#### AIM OF THE TASK:
Beginning with the opening line of the entries, return every line through the one containing "direct 1 Tr", both included, and nothing else. Omit pictures.

#### MATERIAL FOR THE TASK:
++++++++

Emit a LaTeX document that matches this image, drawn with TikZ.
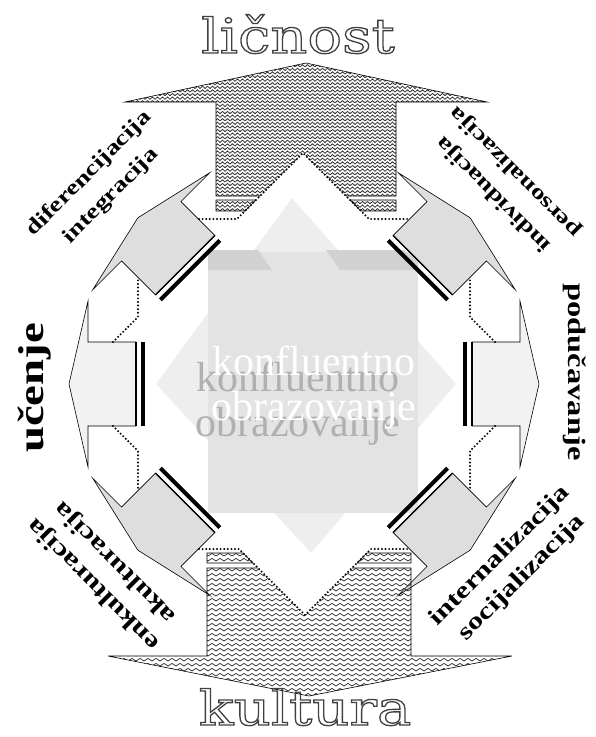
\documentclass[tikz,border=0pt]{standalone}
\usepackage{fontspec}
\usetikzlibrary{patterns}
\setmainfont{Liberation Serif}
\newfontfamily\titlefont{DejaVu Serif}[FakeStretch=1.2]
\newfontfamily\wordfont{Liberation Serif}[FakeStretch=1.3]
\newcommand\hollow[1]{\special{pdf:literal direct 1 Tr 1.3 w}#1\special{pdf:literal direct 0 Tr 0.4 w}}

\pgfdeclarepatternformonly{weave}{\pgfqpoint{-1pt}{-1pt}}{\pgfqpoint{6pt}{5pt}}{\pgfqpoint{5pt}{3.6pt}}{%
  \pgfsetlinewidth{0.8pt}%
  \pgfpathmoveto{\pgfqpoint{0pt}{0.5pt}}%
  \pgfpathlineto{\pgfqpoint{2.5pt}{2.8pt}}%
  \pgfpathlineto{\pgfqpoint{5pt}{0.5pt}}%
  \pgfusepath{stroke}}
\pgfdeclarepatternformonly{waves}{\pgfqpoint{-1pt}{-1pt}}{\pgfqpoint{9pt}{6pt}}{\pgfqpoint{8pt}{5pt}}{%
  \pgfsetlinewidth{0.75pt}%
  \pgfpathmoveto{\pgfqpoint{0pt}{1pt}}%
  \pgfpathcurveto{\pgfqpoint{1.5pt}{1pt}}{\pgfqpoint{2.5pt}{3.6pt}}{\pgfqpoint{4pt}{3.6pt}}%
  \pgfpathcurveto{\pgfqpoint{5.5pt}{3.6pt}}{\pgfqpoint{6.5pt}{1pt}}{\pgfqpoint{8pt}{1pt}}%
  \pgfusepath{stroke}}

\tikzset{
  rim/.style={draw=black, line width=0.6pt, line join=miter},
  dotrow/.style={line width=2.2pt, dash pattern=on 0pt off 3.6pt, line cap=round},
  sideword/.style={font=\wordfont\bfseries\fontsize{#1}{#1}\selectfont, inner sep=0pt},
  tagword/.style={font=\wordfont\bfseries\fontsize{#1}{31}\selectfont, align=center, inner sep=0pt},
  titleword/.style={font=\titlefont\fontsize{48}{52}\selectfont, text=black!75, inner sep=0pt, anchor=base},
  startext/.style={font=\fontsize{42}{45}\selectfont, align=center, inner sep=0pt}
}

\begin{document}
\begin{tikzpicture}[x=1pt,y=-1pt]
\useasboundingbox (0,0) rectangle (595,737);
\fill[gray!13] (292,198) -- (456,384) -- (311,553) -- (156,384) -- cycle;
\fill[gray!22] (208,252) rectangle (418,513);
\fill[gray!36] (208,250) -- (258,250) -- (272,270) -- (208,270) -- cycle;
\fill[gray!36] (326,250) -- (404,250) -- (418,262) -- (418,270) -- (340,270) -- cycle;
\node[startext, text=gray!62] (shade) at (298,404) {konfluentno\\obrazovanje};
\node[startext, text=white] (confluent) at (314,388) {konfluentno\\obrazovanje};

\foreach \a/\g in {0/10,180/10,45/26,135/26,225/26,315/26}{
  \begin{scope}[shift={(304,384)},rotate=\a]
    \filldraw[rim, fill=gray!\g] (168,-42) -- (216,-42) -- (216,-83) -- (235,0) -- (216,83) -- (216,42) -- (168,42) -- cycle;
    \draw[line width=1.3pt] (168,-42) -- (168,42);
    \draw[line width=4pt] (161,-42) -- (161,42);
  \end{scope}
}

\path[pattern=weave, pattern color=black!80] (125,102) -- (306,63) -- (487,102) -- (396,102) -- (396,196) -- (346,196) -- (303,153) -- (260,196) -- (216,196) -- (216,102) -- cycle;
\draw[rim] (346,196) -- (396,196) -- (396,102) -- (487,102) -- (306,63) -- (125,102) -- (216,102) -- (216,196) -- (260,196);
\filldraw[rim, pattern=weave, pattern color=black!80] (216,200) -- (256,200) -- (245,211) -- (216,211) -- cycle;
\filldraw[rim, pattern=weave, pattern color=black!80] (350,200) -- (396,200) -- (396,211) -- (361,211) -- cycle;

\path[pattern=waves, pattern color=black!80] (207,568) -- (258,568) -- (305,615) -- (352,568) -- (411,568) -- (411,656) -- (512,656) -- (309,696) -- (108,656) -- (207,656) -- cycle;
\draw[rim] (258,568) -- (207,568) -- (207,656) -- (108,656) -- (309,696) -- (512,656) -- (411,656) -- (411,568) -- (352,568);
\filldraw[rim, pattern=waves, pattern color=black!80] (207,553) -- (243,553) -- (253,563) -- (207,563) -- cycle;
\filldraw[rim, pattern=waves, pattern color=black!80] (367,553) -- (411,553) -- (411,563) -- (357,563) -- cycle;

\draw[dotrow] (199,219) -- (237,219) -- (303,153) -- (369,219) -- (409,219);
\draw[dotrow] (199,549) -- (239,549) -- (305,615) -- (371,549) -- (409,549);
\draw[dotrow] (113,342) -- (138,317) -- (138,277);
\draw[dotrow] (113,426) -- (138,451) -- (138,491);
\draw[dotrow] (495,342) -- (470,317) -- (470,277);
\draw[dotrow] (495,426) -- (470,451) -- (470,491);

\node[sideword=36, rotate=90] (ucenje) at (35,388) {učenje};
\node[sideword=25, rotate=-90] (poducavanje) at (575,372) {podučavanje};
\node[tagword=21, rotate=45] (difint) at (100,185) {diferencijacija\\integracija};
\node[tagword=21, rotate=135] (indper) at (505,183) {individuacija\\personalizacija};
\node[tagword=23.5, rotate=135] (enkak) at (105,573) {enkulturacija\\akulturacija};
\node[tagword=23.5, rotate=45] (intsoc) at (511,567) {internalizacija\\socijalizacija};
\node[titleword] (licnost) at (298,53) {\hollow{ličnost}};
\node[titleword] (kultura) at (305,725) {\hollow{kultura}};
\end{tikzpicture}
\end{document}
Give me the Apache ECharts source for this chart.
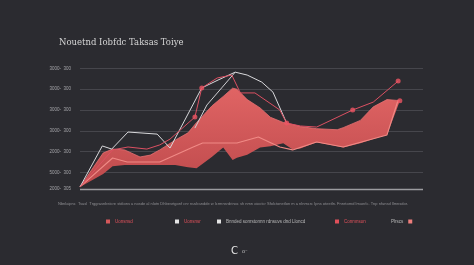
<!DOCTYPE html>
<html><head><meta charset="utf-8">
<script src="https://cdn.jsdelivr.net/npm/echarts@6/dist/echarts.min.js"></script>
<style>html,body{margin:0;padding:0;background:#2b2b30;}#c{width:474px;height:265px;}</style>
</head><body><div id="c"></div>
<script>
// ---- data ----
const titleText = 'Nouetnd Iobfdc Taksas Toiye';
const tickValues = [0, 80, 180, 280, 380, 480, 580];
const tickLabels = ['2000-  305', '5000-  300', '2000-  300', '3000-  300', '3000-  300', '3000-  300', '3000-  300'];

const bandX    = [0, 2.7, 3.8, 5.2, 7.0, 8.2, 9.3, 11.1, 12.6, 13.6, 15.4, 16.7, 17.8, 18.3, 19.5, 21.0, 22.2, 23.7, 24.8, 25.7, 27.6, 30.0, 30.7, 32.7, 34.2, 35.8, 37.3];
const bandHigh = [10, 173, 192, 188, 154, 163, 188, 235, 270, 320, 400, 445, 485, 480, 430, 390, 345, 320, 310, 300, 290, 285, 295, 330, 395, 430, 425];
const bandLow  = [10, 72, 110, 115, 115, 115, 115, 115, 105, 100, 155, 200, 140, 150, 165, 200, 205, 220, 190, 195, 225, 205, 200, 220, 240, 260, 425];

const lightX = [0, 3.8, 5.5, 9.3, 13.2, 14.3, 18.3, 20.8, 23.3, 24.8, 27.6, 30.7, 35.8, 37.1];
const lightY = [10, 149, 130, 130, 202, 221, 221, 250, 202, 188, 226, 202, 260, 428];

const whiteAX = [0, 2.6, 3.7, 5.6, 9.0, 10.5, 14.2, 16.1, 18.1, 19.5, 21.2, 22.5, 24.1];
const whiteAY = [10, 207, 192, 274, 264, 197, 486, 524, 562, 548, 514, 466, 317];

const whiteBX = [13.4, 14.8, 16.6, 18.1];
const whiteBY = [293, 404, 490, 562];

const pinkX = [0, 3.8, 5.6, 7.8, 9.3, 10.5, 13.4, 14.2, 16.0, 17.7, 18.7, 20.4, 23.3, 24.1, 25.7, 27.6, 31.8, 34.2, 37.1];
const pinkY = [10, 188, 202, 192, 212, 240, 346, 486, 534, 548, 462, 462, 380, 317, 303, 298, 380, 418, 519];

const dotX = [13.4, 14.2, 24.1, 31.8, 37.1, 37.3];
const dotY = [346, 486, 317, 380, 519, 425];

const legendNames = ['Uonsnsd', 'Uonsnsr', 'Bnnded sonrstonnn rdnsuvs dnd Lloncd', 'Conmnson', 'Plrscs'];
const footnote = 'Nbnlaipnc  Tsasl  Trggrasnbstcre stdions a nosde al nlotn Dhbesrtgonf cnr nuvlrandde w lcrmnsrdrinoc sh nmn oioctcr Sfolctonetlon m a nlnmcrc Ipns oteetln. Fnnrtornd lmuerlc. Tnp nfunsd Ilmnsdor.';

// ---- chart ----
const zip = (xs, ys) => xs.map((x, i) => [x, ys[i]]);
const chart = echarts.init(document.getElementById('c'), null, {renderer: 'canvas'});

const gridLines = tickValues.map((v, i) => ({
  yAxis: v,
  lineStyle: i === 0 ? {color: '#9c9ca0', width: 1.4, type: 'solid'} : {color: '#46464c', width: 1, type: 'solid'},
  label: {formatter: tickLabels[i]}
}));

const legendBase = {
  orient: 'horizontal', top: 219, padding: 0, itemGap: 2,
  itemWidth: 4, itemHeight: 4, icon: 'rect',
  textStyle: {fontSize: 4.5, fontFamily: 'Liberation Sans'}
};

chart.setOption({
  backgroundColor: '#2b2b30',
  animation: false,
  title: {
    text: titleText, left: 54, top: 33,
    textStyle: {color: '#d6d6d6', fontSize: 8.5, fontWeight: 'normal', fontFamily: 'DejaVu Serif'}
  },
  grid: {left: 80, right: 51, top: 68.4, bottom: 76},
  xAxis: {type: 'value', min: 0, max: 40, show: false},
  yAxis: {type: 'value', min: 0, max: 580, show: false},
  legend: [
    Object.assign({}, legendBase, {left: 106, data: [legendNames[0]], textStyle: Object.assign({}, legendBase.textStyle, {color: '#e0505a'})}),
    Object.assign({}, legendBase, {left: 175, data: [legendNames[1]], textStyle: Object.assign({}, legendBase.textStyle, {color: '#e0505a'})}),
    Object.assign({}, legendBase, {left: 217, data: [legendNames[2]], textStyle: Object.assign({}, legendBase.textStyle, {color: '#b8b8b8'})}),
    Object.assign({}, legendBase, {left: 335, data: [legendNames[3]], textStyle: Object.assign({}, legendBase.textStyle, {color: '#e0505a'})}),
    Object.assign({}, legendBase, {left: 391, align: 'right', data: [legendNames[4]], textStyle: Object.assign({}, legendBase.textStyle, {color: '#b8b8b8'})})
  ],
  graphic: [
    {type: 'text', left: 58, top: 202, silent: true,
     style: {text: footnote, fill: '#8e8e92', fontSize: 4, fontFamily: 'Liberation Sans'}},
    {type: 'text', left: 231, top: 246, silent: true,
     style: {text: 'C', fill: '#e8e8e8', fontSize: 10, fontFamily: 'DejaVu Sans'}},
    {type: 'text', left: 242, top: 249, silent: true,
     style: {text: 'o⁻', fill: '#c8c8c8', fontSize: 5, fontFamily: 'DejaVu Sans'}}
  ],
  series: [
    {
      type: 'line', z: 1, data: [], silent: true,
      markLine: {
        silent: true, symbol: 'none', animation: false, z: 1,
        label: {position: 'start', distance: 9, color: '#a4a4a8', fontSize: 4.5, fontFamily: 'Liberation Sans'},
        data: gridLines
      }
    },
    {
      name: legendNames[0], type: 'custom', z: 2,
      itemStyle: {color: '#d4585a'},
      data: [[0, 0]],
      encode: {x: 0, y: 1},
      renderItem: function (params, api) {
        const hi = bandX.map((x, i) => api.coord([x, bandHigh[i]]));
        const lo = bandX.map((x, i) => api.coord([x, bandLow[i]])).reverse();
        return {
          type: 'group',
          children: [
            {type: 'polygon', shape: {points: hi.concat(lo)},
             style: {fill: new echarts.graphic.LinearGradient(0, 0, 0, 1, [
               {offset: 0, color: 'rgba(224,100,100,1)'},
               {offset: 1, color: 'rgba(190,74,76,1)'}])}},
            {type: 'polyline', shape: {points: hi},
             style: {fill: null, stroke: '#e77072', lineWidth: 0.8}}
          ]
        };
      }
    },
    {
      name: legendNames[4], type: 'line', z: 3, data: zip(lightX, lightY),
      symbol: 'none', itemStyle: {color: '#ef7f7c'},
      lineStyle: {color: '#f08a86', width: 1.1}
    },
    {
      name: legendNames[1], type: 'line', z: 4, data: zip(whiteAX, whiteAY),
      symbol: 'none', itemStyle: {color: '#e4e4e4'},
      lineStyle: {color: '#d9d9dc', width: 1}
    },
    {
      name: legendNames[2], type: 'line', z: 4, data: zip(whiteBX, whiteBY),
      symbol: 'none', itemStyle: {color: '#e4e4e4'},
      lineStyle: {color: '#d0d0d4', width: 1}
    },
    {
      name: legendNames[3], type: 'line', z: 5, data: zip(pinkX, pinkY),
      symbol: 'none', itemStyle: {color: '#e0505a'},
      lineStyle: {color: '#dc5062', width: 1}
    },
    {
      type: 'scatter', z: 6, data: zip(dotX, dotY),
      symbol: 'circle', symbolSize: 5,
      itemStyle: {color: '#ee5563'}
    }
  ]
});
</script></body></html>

++++++++

#### CORRECT RESULT:
Emit a LaTeX document that matches this image, drawn with TikZ.
\documentclass[tikz,border=0pt]{standalone}
\usepackage{fontspec}
\usetikzlibrary{patterns}
\setmainfont{Liberation Serif}
\newfontfamily\titlefont{DejaVu Serif}[FakeStretch=1.2]
\newfontfamily\wordfont{Liberation Serif}[FakeStretch=1.3]
\newcommand\hollow[1]{\special{pdf:literal direct 1 Tr 1.3 w}#1\special{pdf:literal direct 0 Tr 0.4 w}}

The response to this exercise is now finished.